Step-by-step Guide to Building a Multiple Regression Model in R

Building a multiple regression model in R is a powerful way to understand the relationship between a dependent variable and multiple independent variables. This step-by-step guide will walk you through the process, from data preparation to model interpretation.

1. Prepare Your Data

Begin by loading your dataset into R. Ensure your data is clean, with no missing values or outliers that could skew your results. Use functions like read.csv() to import data and summary() to get an overview.

Example:

data <- read.csv("your_data.csv")

Check for missing values:

sum(is.na(data))

2. Fit the Multiple Regression Model

Use the lm() function to create your model. Specify the dependent variable and independent variables.

Example:

model <- lm(dependent_var ~ independent_var1 + independent_var2 + independent_var3, data = data)

Run the model:

summary(model)

3. Interpret the Results

The summary() output provides key information:

  • Coefficients: Estimate the effect of each independent variable.
  • p-values: Test the significance of each predictor.
  • R-squared: Indicates how well the model explains variability.

4. Check Assumptions

Validate your model by checking assumptions:

  • Linearity: Plot residuals vs. fitted values.
  • Normality: Use a Q-Q plot of residuals.
  • Homoscedasticity: Check for constant variance of residuals.

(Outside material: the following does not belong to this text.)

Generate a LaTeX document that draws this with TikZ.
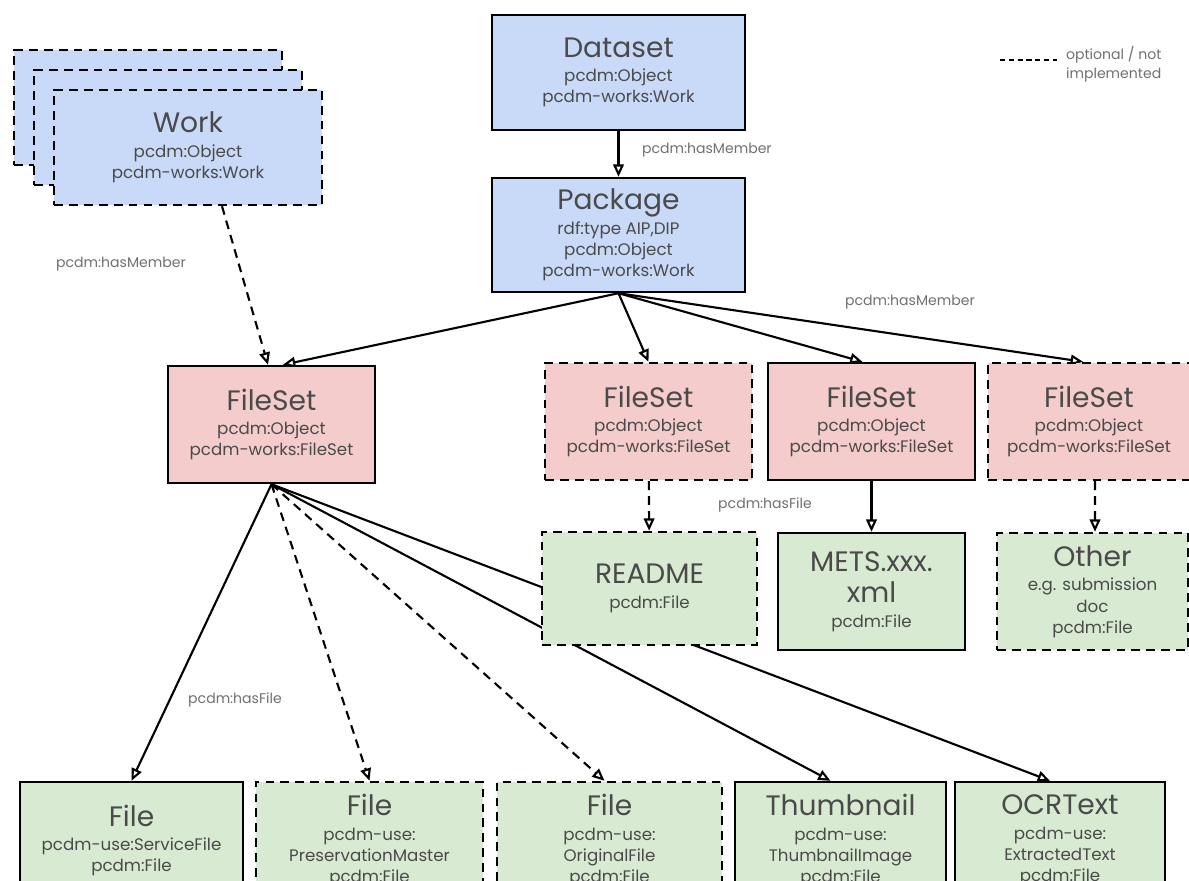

Example code for residual plots:

par(mfrow=c(2,2))

plot(model)

5. Make Predictions

Use your model to predict new data points with the predict() function.

Example:

new_data <- data.frame(independent_var1=..., independent_var2=..., independent_var3=...)

predictions <- predict(model, newdata=new_data)

Conclusion

Building a multiple regression model in R involves careful data preparation, model fitting, and validation. By following these steps, you can uncover meaningful insights and make informed predictions based on your data.